At a very simplistic level, because I don’t understand it either, it’s a way of making digital art a saleable commodity so that purchasers get a token that confirms ownership. Or something. Personally, I can’t get past the fungus thing – does it mean the art can’t rot? Possibly.
Anyway, in response to this, and after encountering a wonderful example of the mycelial magician just down the road, I set about making a totally degradable piece of mouldy art.
It’s had several iterations as usual but unusually ended up as a collage with sgraffito tracery in the underlying layers of paint.
Painted on gloss then glossed again in rivulets, this was the primary image, but after scratching at it and adding a deeper background in Payne’s grey, I wasn’t happy. I painted it over with Payne’s grey, then again with T white because scratching into layers like that can give rise to some very satisfying marks.
And then I looked at the photo – beautiful colours, bright and vibrant and with this total monument of a mushroom in the middle. I cut it up, splashed a very bright green into the background, and set about gluing it onto the canvas board with straight edges, curved edges, and frills.

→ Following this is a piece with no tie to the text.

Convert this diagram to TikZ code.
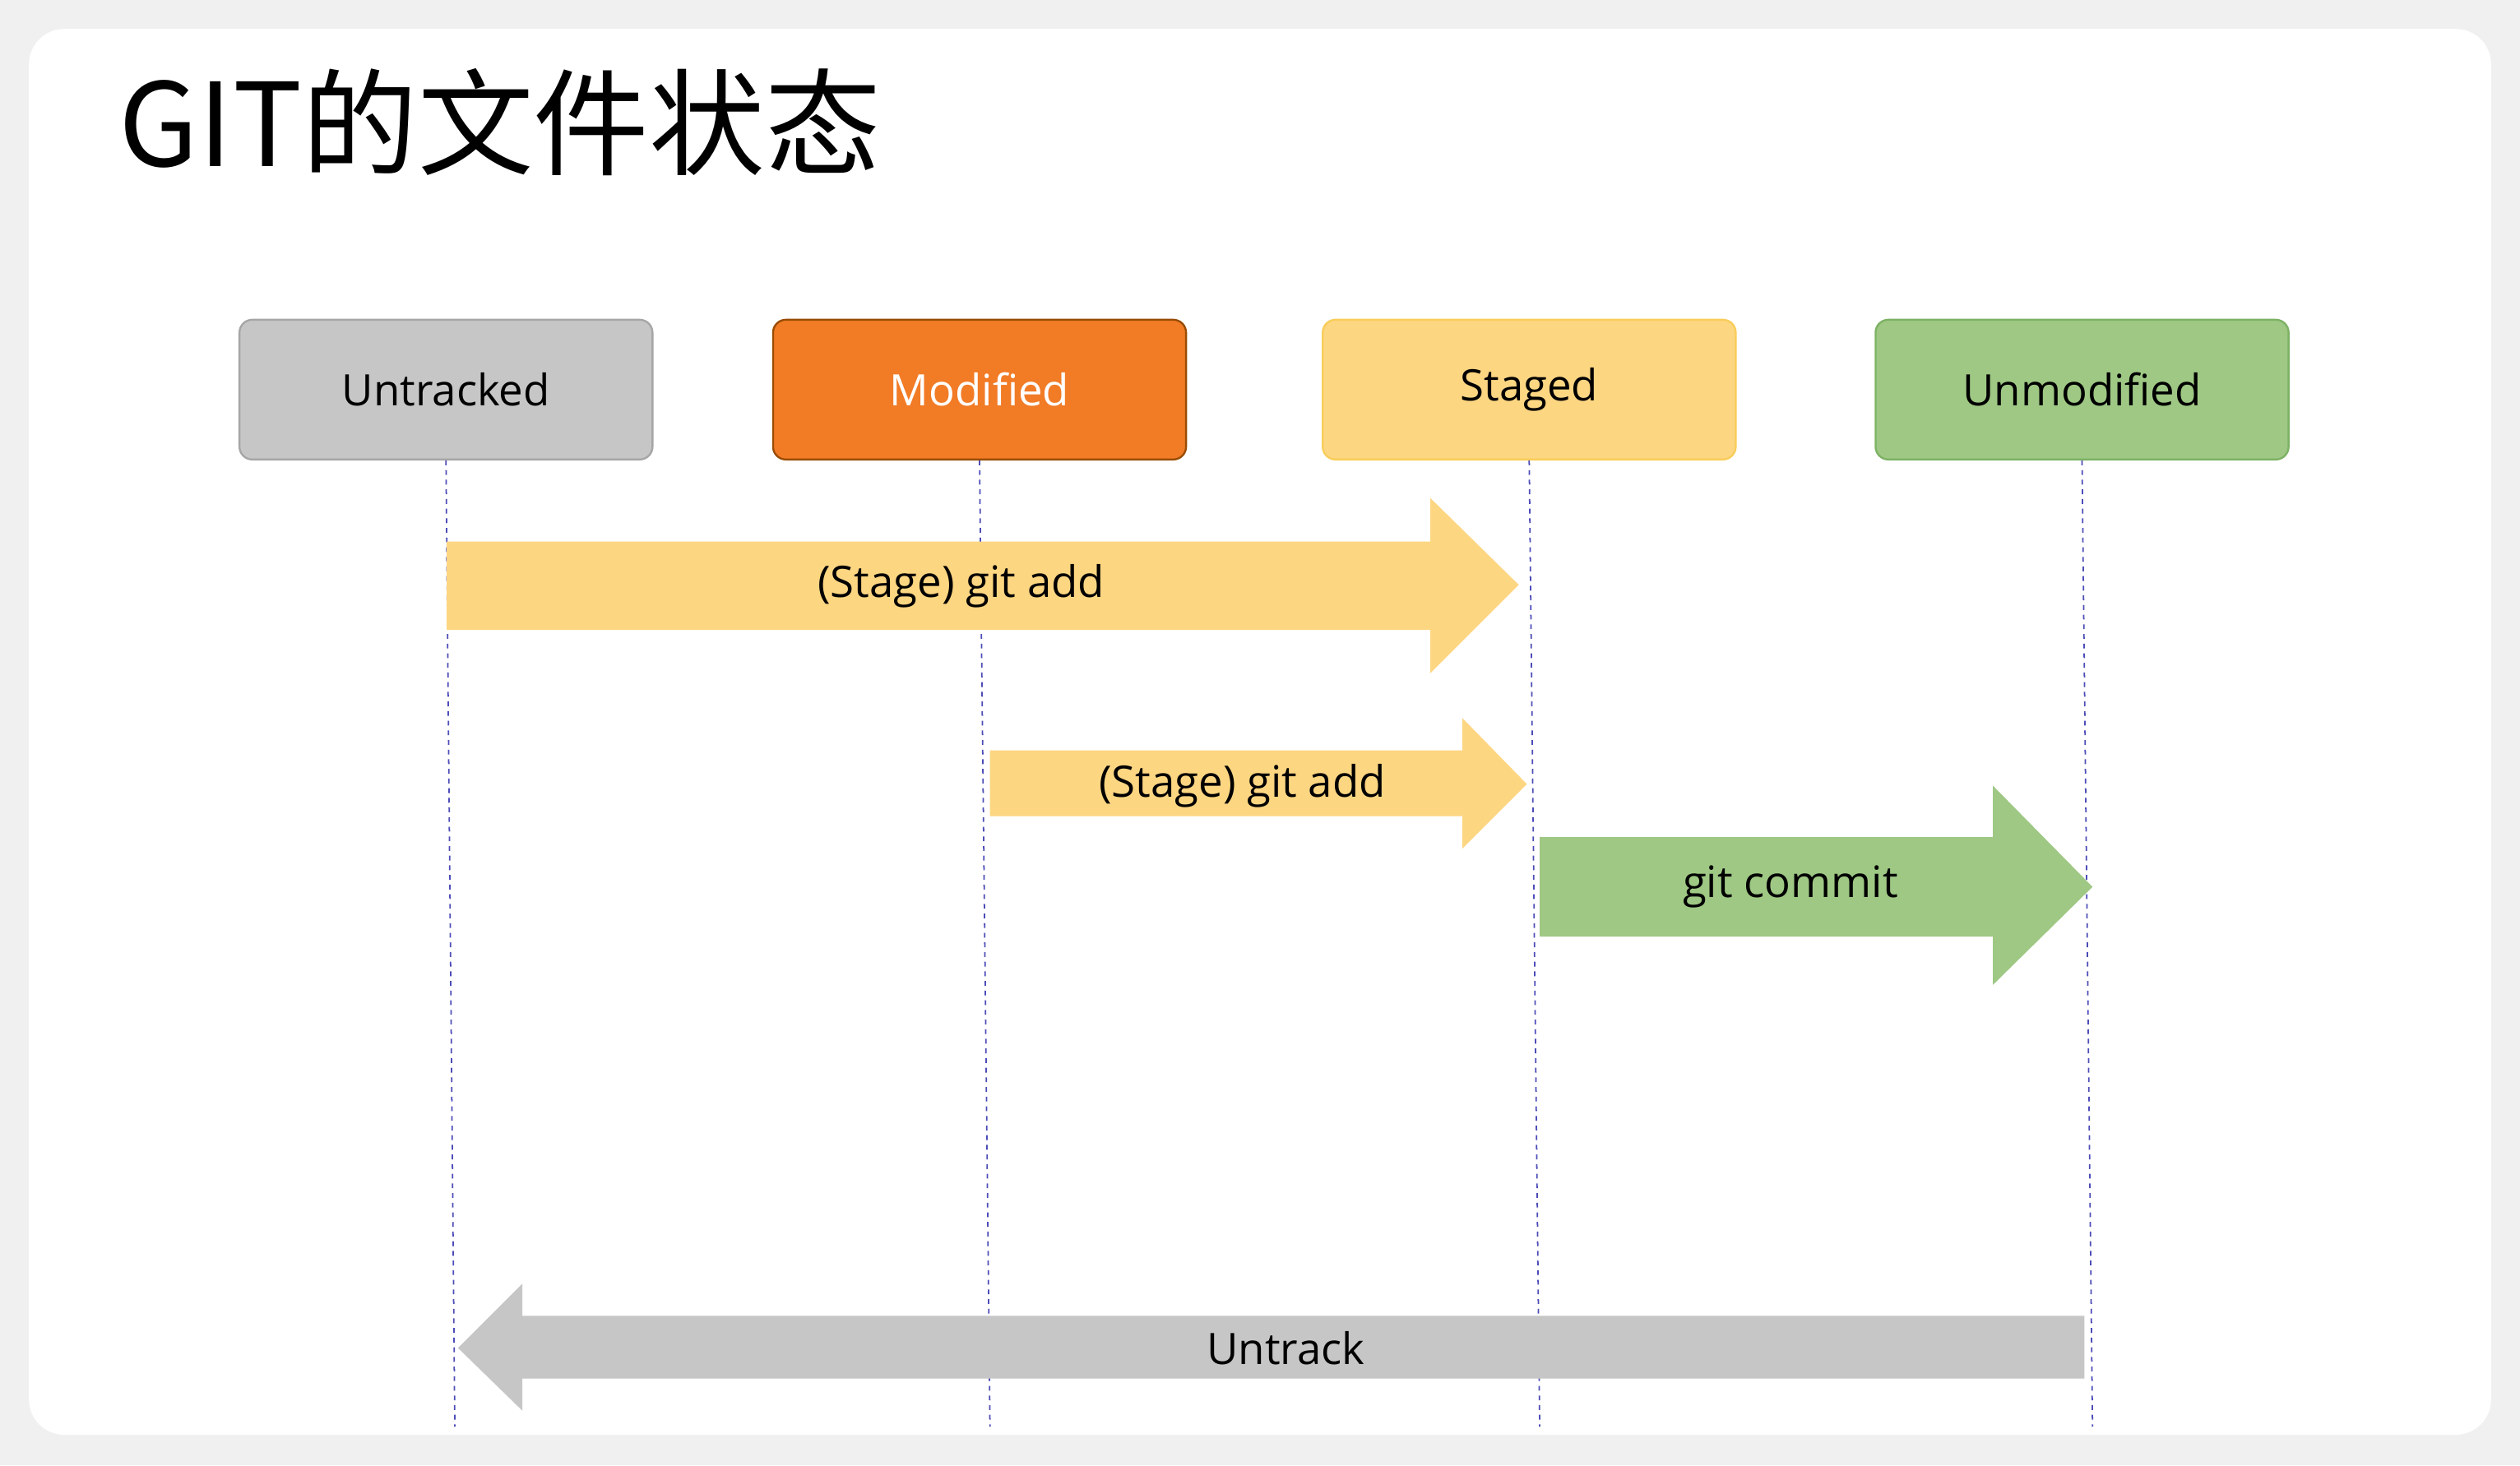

You can see the tracery in between the collaged elements. These are representative of the mycelium that is where the fungus actually lives – miles and miles of it underneath the bit we see, the fruiting body.
And that’s the difference I suppose; fungibles make more of themselves, running endlessly beneath the soil taking apart rotting vegetation and making something new of it. Always sustaining the earth and drawing very little from it. NFTs though, you could lose one of those if a server crashed.